Mise-en-scène



FILMMAKERS AND MISE-EN-SCÈNE

Mise-en-scène has preoccupied filmmakers in several countries and periods. German expressionism developed immediately following World War I. In painting, writing, and filmmaking, expressionism was a mise-en-scène cinema, expressing the psychological turmoil of the characters in terms of the space inhabited by its characters. Major representatives of German expressionism in film include Robert Wiene's Das Kabinett des Doktor Caligari ( The Cabinet of Dr. Caligari , 1920) and F. W. Murnau's Nosferatu, eine Symphonie des Grauens , the first Dracula movie (1922). These and many others created a dark and anxious visual field, uneasy and frightening. German expressionism had enormous influence when its practitioners moved to the United States: Murnau's Sunrise (1927); Universal Studio's horror films of the early 1930s such as Frankenstein (1931), Dracula (1931), and their sequels; Citizen Kane (1941); the film noir genre of the 1940s; Psycho (1960); and Taxi Driver (1976). These, among others, borrowed their idea of mise-en-scène from German expressionism, though it was not the only influence on these films.

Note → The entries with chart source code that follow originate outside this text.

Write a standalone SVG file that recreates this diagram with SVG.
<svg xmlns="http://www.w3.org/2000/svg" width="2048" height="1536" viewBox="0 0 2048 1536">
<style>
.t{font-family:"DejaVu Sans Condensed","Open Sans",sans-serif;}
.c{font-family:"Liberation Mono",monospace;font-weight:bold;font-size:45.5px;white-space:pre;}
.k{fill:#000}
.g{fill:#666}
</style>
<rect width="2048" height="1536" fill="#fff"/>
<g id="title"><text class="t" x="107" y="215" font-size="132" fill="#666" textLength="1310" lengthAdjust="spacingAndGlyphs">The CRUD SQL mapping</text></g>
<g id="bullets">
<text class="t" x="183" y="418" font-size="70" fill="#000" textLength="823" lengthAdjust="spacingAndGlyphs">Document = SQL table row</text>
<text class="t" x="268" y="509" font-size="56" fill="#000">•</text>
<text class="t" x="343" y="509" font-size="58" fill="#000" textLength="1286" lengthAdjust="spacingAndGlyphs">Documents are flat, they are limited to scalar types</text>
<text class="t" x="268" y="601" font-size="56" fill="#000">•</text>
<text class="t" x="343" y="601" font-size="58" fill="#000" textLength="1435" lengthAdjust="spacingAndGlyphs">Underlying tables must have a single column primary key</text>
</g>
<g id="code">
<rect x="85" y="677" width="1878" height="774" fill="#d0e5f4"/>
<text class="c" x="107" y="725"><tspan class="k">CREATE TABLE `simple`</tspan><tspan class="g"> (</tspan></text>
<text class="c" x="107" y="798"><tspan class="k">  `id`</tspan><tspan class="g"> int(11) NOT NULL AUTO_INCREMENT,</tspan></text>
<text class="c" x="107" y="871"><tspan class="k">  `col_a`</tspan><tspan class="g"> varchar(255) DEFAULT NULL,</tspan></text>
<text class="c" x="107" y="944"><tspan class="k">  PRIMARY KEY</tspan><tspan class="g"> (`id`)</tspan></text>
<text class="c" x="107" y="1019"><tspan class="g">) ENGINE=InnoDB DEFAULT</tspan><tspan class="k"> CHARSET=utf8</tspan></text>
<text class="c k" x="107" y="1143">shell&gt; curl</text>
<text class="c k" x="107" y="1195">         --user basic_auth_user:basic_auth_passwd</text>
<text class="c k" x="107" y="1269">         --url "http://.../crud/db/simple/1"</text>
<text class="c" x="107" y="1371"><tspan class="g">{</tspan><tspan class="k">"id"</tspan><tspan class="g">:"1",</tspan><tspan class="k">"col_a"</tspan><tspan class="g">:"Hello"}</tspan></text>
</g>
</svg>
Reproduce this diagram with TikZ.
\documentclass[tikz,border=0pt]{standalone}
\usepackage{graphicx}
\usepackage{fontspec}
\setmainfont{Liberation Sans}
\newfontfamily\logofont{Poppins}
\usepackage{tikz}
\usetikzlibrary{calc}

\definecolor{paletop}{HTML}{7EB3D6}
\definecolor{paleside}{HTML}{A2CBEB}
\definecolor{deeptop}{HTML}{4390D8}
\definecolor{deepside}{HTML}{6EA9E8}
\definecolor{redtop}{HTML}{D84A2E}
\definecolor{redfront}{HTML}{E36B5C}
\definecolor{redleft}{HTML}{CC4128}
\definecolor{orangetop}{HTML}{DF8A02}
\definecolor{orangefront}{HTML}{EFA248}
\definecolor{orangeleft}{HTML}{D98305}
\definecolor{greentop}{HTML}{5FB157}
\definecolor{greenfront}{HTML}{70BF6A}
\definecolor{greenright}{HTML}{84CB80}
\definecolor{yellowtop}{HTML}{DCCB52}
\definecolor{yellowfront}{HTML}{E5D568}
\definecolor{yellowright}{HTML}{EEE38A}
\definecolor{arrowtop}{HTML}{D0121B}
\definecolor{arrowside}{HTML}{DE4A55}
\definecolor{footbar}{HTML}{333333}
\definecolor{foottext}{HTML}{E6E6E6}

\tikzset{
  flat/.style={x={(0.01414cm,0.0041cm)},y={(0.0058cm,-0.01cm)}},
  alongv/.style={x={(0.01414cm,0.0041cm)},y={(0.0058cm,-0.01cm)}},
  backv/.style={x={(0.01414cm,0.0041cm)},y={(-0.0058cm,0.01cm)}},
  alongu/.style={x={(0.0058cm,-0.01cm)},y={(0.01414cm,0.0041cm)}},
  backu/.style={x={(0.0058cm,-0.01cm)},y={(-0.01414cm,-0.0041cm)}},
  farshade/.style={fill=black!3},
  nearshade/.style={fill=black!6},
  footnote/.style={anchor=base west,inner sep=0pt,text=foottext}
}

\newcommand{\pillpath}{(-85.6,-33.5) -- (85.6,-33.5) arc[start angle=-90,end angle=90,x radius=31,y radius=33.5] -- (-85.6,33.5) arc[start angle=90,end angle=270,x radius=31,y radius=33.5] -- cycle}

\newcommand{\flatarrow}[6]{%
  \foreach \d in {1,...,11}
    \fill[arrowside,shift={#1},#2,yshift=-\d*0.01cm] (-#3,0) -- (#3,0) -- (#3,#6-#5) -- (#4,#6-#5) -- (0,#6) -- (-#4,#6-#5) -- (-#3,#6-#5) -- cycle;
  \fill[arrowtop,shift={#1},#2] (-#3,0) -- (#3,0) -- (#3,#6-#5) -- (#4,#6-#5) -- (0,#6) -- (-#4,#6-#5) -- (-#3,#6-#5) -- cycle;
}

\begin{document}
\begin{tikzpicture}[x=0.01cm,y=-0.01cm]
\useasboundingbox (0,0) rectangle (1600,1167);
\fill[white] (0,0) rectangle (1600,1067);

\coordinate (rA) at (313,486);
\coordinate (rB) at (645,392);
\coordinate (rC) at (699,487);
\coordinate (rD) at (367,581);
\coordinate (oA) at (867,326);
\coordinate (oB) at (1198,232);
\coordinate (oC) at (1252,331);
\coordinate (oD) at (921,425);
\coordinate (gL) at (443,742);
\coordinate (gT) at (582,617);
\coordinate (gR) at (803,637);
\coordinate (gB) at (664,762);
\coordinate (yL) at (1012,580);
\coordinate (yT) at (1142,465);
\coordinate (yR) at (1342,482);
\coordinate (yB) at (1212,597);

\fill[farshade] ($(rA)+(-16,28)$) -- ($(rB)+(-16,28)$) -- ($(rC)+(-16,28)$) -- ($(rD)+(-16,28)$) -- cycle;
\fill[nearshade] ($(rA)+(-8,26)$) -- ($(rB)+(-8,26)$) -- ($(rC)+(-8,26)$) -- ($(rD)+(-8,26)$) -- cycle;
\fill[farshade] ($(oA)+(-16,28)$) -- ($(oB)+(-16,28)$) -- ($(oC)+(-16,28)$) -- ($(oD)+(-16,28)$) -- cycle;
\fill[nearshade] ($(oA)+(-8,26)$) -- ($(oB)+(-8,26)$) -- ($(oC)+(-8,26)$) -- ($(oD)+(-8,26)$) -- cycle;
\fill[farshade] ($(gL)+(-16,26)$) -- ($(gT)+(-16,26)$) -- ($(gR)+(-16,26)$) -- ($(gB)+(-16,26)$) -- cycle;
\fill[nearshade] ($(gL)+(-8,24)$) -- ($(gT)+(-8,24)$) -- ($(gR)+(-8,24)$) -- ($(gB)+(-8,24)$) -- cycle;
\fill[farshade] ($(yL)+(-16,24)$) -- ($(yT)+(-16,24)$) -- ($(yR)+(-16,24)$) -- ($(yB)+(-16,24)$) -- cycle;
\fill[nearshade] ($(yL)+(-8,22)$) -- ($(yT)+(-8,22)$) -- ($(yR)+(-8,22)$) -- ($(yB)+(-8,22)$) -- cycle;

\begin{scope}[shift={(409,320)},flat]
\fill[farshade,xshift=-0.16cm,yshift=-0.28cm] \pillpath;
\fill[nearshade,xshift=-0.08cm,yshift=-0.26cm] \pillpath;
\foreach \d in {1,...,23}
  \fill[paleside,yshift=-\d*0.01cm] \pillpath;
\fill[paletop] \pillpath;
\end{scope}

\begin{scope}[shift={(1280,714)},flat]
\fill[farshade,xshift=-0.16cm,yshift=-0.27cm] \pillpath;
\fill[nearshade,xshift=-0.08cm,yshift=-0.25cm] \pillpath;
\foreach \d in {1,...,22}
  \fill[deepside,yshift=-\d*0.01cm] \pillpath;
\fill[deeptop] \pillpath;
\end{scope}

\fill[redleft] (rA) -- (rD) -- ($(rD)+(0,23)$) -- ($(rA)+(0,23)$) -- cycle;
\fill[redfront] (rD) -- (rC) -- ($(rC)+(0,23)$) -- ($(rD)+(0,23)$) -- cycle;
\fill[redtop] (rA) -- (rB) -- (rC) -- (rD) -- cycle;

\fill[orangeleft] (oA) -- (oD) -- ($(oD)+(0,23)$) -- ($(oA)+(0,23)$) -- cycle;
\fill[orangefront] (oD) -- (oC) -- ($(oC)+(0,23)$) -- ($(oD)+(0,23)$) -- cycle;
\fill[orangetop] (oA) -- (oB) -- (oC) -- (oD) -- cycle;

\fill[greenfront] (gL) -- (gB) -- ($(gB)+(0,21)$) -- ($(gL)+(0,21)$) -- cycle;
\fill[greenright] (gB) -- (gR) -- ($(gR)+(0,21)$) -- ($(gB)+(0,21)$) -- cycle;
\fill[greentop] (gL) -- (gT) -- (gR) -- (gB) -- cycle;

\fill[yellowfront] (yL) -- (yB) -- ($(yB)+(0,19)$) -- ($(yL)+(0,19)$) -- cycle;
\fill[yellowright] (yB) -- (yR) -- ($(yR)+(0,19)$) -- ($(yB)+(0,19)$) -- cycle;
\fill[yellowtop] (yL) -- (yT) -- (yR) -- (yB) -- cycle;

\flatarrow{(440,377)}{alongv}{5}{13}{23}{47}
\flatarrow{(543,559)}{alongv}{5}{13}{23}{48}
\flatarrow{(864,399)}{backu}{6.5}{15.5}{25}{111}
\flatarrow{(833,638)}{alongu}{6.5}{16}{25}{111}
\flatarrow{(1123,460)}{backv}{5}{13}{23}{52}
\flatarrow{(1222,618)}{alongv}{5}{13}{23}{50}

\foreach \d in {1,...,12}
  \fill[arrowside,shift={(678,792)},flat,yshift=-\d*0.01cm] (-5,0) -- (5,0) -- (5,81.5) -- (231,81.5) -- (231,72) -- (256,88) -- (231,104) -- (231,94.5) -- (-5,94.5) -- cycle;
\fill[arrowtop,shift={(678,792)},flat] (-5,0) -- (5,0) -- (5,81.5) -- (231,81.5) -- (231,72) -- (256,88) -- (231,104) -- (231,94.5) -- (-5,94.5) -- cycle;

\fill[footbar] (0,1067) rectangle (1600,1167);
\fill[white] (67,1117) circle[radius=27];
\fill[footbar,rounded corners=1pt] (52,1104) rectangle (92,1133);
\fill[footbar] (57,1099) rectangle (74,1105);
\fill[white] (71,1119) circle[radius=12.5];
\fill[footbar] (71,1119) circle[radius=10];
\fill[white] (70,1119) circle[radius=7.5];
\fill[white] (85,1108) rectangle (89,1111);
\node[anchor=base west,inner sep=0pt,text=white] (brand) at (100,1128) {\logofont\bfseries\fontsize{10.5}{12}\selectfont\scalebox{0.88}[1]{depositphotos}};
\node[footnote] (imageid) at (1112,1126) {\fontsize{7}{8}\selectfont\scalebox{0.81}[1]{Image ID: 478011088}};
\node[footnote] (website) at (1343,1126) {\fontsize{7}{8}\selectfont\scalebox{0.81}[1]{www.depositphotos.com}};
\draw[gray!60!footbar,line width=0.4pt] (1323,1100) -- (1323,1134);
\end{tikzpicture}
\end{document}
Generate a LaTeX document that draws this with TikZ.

Later directors developed highly individualized mise-en-scènes. Michelangelo Antonioni (b. 1912), for example, created an extremely intricate and eloquent mise-en-scène in films such as Il Grido ( The Cry , 1957), L'Avventura ( The Adventure , 1960), La Notte ( The Night , 1961), L'eclisse ( The Eclipse , 1962), Il deserto rosso ( Red Desert , 1964), Blow-Up (1966), and Professione: reporter ( The Passenger , 1975). As Rosalind Krauss has noted in The Optical Unconscious , Antonioni, like the American abstract expressionist painters of the time (Jackson Pollock and Mark Rothko, for example) reversed the usual conventions of foregrounding the human figure against a background (pp. 2–27). Antonioni believed that the background—or, in his case, the character's environment—should be foregrounded, the characters constituting only one part of the mise-en-scène, which defined them by where they were, what was around them, and how they were observed by the camera.

Architecture is Antonioni's essential point of reference; the themes of his films were not reducible to plot but rather explore how the spaces inhabited by his characters explain their predicaments—something they themselves cannot adequately do in words. Antonioni framed characters in windows and often composed them among buildings that loomed strangely over them. In his color films, color itself defined situations. The belching yellow smoke from factories in Red Desert , the camera that unexpectedly drifts away from a character to follow a blue line running along the ceiling in the same film, create moods that allow viewers to understand the characters visually in ways that they don't understand themselves. Like an abstract expressionist painter, Antonioni worked to rid his work of the individual human figure. At the end of The Eclipse , the two central characters promise to meet at a certain location. They do not, and the last ten minutes of the film are composed of a collage of almost abstract cityscapes peopled, when at all, by anonymous faces. The camera's attention, however, focuses on things: water dripping from a drain; sprinklers watering a field; a horse-drawn sulky carrying a man across the street; a building wrapped completely in mats. This is an abstract vision of unexplained, anxiety-producing images. A hint is offered in a newspaper headline that reads "Atomic Bomb." Free-floating anxieties of the post-atomic world diminish the human figure in light of events not under the control of individuals.